Welchen Einfluss hat die Straßenplanung auf die Skischaukel-Anbindung im Süden? Hier gibt es von Seiten der Betreiber konkrete Vorstellungen und Pläne. Auch Grundstücke wurden bereits angekauft, die jetzt von der neuen Straße berührt werden.

Für den Wichtelpark gibt es ebenfalls ein touristisches Konzept, inklusive Anlegung eines Badeteiches im Nahbereich der neuen B100. Inwiefern hier die Variante 2021 oder das Tourismus-Projekt abgeändert werden kann, muss geklärt werden.

Gefordert ist die offizielle Marktgemeinde auch im Hinblick auf die Verhandlungen mit den Grundeigentümern.

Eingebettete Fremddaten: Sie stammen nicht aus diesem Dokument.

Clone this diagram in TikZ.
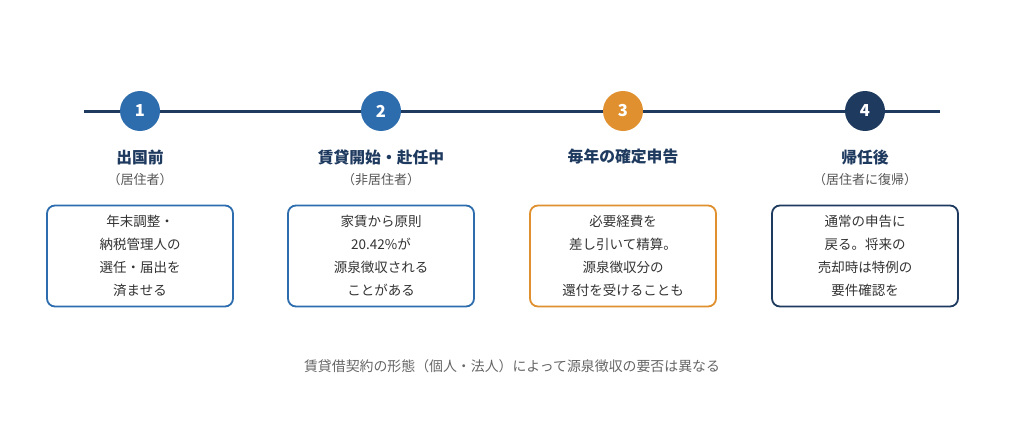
\documentclass[tikz,border=0pt]{standalone}
\usepackage{fontspec}
\setmainfont{Noto Sans CJK JP}
\usetikzlibrary{positioning}
\definecolor{navy}{HTML}{1F3A5F}
\definecolor{bluec}{HTML}{2E6DAD}
\definecolor{orangec}{HTML}{E0902E}
\definecolor{txt}{HTML}{333333}
\definecolor{sub}{HTML}{555555}
\definecolor{foot}{HTML}{666666}
\tikzset{
  x=1pt,y=-1pt,
  stepcirc/.style={circle,minimum size=40pt,inner sep=0pt,text=white,font=\fontsize{16.5}{18}\selectfont\bfseries},
  ttl/.style={text=navy,font=\fontsize{15.8}{18}\selectfont\bfseries,anchor=center},
  subt/.style={text=sub,font=\fontsize{13}{15}\selectfont,anchor=center},
  card/.style={draw,line width=1.8pt,rounded corners=8pt,minimum width=186pt,minimum height=101pt,inner sep=0pt,align=center,text=txt,font=\fontsize{13.5}{23}\selectfont},
}
\begin{document}
\begin{tikzpicture}
\useasboundingbox (0,0) rectangle (1024,428);
\coordinate (L) at (84,111);
\coordinate (R) at (940,111);
\draw[navy,line width=3pt] (L) -- (R);
\node[stepcirc,fill=bluec] (c1) at (140,111) {1};
\node[stepcirc,fill=bluec] (c2) at (381,111) {2};
\node[stepcirc,fill=orangec] (c3) at (623,111) {3};
\node[stepcirc,fill=navy] (c4) at (865,111) {4};

\node[ttl] (t1) at (140,157) {出国前};
\node[ttl] (t2) at (381,157) {賃貸開始・赴任中};
\node[ttl] (t3) at (623,157) {毎年の確定申告};
\node[ttl] (t4) at (865,157) {帰任後};

\node[subt] (s1) at (140,180) {（居住者）};
\node[subt] (s2) at (381,180) {（非居住者）};
\node[subt] (s4) at (865,180) {（居住者に復帰）};

\node[card,draw=bluec] (b1) at (140,256) {年末調整・\\納税管理人の\\選任・届出を\\済ませる};
\node[card,draw=bluec] (b2) at (381,256) {家賃から原則\\20.42\%が\\源泉徴収される\\ことがある};
\node[card,draw=orangec] (b3) at (623,256) {必要経費を\\差し引いて精算。\\源泉徴収分の\\還付を受けることも};
\node[card,draw=navy] (b4) at (865,256) {通常の申告に\\戻る。将来の\\売却時は特例の\\要件確認を};

\node[text=foot,font=\fontsize{13.9}{16}\selectfont] (f) at (512,366) {賃貸借契約の形態（個人・法人）によって源泉徴収の要否は異なる};
\end{tikzpicture}
\end{document}
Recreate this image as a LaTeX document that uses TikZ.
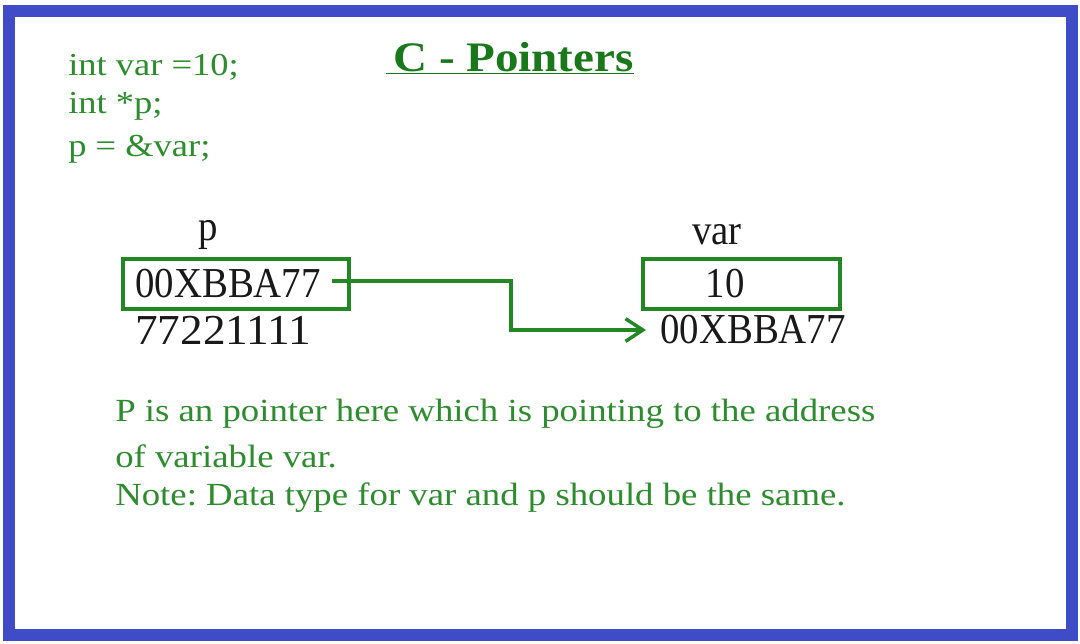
\documentclass[tikz,border=0pt]{standalone}
\usepackage{fontspec}
\setmainfont{Liberation Serif}
\newfontfamily\codefont[FakeStretch=1.14]{Liberation Serif}
\newfontfamily\titlefont[FakeStretch=1.12]{Liberation Serif}
\newfontfamily\valfont[FakeStretch=0.91]{Liberation Serif}
\newfontfamily\digitfont[FakeStretch=1.06]{Liberation Serif}
\usetikzlibrary{arrows.meta,calc}
\frenchspacing
\definecolor{frameblue}{RGB}{64,75,200}
\definecolor{codegreen}{RGB}{45,140,45}
\definecolor{titlegreen}{RGB}{25,120,25}
\definecolor{boxgreen}{RGB}{35,135,35}
\definecolor{inkblack}{RGB}{25,25,25}
\tikzset{
  codetext/.style={anchor=west, inner sep=0pt, text=codegreen, font=\codefont\fontsize{24}{28}\selectfont},
  notetext/.style={anchor=west, inner sep=0pt, text=codegreen, font=\codefont\fontsize{24.2}{28}\selectfont},
  valtext/.style={inner sep=0pt, text=inkblack, font=\valfont\fontsize{32}{36}\selectfont},
  digittext/.style={inner sep=0pt, text=inkblack, font=\digitfont\fontsize{32}{36}\selectfont},
  membox/.style={draw=boxgreen, line width=2.6pt},
  ptrline/.style={draw=boxgreen, line width=2.6pt, -{Straight Barb[length=13pt,width=17pt,line width=2.6pt]}},
}
\begin{document}
\begin{tikzpicture}[x=0.75pt,y=-0.75pt]
\useasboundingbox (0,0) rectangle (1080,643);
\fill[white] (0,0) rectangle (1080,643);
% frame
\draw[frameblue, line width=9pt] (9,11) rectangle (1072,635);
% title
\node[inner sep=0pt, text=titlegreen, font=\titlefont\bfseries\fontsize{31.5}{36}\selectfont] (title) at (510,58) {\underline{\,C - Pointers}};
% code
\node[codetext] (c1) at (68,67) {int var =10;};
\node[codetext] (c2) at (68,106) {int *p;};
\node[codetext] (c3) at (68,149) {p = \&var;};
% p
\node[valtext] (plabel) at (208,235) {p};
\node[membox, minimum width=226*0.75pt, minimum height=50*0.75pt, inner sep=0pt] (pbox) at (236,284) {};
\node[valtext, anchor=west] (pval) at (135,284) {00XBBA77};
\node[digittext, anchor=west] (paddr) at (135,330) {77221111};
% var
\node[valtext] (vlabel) at (717,235) {var};
\node[membox, minimum width=197*0.75pt, minimum height=50*0.75pt, inner sep=0pt] (vbox) at (741.5,284) {};
\node[valtext] (vval) at (725,284) {10};
\node[valtext, anchor=west] (vaddr) at (660,330) {00XBBA77};
% arrow
\coordinate (astart) at (332,281);
\draw[ptrline] (astart) -- (511,281) -- (511,330) -- ($(vaddr.west)+(-14,0)$);
% note
\node[notetext] (n1) at (115,414) {P is an pointer here which is pointing to the address};
\node[notetext] (n2) at (115,456) {of variable var.};
\node[notetext] (n3) at (115,498) {Note: Data type for var and p should be the same.};
\end{tikzpicture}
\end{document}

Hier gilt es, akzeptable Lösungen zu entwickeln. Nicht immer ist hier die Höhe der Grundeinlösen entscheidend, auch bauliche Verbesserungen oder eventuelle Ersatzflächen spielen in solchen Diskussionen eine Rolle.

Eines steht jetzt schon fest: Die Umfahrung ist kein Wunschkonzert und das Land Tirol wird der Marktgemeinde diese Variante sicher nicht aufdrängen. Sie kann sich auch dagegen entscheiden. In spätestens 10 Jahren wird dann – wie seit den 1950er-Jahren - neu bewertet und neu diskutiert. Und in der Zwischenzeit wird weiterhin viel Verkehr durch das Ortszentrum fließen.